Rick Galati RV-6A "Darla"
 
more...

#74 Your hands and arms are permantly stained with ProSeal clear up to your elbows. (and your just as proud as a peacock about it!)
#75 You have ordered ScotchBrite and sand paper by the semi load.
#76 When figuring costs in the airplane you realize you spent more on UPS Next Day Air freight than parts, because you had to have it right now.
#77 You have offered to show your pilot buddy who flies a Cirrus SR-22 how to Bondo the seams and fill the elevator gaps to make it look alot better.
#78 You have enough aluminum scrap from "not good enough" parts that you can afford to drive 3 hours and take it to a aluminum salvage yard.
#79 You ask the Schwans man if he has any of those cool mixing sticks he would cut loose of.
 
More....

#80 You know the stock number of the SOLO paper cups that DON"T have wax on them (for mixing epoxy), and know which Kroger stores have them!

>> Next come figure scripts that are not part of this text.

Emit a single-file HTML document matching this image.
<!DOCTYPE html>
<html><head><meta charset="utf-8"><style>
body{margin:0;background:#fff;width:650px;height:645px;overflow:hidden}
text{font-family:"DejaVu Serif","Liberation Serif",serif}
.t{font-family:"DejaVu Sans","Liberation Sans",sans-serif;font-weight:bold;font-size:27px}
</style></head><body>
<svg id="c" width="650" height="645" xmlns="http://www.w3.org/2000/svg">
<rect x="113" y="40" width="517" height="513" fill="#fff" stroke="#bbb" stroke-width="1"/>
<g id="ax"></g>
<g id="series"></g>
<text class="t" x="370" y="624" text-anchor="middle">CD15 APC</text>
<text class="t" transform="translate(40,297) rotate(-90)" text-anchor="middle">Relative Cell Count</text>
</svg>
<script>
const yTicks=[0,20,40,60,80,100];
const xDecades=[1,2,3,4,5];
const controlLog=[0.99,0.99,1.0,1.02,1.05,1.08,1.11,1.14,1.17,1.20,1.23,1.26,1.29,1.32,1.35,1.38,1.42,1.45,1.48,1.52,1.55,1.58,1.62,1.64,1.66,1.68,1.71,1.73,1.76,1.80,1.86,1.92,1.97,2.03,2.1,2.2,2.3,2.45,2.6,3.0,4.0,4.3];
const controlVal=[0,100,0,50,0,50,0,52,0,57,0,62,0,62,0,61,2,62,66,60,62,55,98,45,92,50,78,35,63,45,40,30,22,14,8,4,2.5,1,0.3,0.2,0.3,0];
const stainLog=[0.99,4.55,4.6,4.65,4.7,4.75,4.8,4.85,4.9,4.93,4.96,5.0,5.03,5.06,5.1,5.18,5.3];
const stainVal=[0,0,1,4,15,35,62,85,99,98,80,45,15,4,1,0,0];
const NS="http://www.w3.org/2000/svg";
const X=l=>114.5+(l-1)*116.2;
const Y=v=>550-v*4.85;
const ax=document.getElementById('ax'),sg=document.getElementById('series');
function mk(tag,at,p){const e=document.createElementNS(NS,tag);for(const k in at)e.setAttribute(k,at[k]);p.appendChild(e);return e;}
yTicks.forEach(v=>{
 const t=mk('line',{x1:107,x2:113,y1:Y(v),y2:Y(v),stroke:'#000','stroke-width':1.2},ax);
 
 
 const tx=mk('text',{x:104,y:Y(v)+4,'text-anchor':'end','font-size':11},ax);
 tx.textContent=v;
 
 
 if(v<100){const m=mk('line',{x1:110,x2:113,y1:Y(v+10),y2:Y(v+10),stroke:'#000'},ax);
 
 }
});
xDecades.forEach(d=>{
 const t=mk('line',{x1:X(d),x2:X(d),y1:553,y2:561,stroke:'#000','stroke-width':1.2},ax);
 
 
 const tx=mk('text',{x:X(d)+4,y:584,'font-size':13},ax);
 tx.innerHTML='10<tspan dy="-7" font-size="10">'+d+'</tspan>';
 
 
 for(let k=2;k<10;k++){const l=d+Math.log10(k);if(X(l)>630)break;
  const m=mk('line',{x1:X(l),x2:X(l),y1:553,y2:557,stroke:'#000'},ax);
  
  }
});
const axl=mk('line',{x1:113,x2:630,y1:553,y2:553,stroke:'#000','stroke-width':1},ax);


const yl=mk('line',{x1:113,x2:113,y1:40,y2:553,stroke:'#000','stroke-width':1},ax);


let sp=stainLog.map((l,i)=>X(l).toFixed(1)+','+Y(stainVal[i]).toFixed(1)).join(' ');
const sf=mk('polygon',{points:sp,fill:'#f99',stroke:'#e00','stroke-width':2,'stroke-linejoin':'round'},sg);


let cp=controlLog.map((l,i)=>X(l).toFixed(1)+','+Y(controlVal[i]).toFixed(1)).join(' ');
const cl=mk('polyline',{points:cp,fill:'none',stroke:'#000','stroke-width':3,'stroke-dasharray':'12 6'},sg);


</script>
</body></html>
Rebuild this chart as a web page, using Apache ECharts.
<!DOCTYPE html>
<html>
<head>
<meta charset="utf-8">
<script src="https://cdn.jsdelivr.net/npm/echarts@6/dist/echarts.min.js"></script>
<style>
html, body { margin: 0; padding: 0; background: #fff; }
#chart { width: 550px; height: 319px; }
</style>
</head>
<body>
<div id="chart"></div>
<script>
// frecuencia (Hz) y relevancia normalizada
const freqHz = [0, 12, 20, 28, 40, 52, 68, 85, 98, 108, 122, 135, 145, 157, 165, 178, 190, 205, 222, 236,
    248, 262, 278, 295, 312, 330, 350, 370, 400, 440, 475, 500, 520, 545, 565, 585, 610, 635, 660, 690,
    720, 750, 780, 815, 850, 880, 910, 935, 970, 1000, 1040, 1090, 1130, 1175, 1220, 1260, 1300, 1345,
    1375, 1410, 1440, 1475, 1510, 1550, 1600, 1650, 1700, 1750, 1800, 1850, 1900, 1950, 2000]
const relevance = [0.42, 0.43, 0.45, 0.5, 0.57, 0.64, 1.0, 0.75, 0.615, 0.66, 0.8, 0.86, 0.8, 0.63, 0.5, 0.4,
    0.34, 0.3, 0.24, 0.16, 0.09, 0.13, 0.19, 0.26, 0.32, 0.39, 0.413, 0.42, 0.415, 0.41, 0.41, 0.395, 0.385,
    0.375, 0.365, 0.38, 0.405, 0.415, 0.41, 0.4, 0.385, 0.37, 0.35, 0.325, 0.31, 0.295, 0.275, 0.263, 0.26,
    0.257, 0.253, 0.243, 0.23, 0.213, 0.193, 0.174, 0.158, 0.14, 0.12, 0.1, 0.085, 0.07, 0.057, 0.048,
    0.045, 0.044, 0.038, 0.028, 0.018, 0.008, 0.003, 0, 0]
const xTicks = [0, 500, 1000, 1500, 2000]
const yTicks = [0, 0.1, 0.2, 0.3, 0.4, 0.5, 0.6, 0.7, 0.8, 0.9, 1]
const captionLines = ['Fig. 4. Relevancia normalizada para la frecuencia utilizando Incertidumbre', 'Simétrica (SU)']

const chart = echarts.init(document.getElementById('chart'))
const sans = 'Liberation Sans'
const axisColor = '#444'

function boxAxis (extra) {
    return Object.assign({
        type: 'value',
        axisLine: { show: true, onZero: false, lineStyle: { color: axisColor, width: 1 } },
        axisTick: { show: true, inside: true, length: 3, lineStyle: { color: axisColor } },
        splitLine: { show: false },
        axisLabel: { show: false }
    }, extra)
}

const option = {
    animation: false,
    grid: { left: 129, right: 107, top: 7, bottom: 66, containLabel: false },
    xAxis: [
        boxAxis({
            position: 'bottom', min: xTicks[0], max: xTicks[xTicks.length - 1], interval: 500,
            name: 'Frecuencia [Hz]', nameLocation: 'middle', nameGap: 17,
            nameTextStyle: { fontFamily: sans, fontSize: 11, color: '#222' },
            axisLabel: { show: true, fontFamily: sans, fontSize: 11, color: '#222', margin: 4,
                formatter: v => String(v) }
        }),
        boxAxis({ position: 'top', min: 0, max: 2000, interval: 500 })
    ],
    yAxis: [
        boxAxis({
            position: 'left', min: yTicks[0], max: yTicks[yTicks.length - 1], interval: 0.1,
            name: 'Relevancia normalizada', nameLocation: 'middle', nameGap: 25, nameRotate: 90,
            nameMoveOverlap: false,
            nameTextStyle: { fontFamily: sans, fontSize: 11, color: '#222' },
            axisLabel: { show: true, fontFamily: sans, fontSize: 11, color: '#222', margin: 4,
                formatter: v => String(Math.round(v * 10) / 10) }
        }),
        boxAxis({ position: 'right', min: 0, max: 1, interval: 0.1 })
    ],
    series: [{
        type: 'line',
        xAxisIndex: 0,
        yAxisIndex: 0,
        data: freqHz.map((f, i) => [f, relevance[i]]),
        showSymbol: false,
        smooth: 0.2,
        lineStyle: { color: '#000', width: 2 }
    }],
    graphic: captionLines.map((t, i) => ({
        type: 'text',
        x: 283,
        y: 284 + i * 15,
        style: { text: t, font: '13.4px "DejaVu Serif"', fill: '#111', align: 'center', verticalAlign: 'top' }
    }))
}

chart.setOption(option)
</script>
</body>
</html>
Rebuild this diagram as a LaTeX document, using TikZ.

#81 If you've ever repaired a home appliance with flush rivets, dimple dies, rivet squeezer, etc, etc....
 
You May be an RV Builder

That rivet pattern in that Airbus engine nacelle looks like they they were shot in with a scattergun !!!
Bob Olds
 
After what seems like hours of bending and grunting under the panel, you finally get the xacto knife lined up to trim the cable and you notice that your finger that is supporting the cable will get cut too..... Oh well, skin will heal - just dont get blood on the carpet !
 
#63 - You have purchased more airplane project supplies than home project supplies at Home Depot, and wonder why the the name isn't 'Home Depot Aircraft Supply'.
 
#83 You keep coming up with ways to convince your wife that airplane parts are "investments", not expenses.

#84 Your dog doesn't get scared any more when your oil-less compressor kicks in.
 
You might be an RV builder if...

#85 When you fly commercial, you calculate how much sooner you would have gotten there if your RV was done.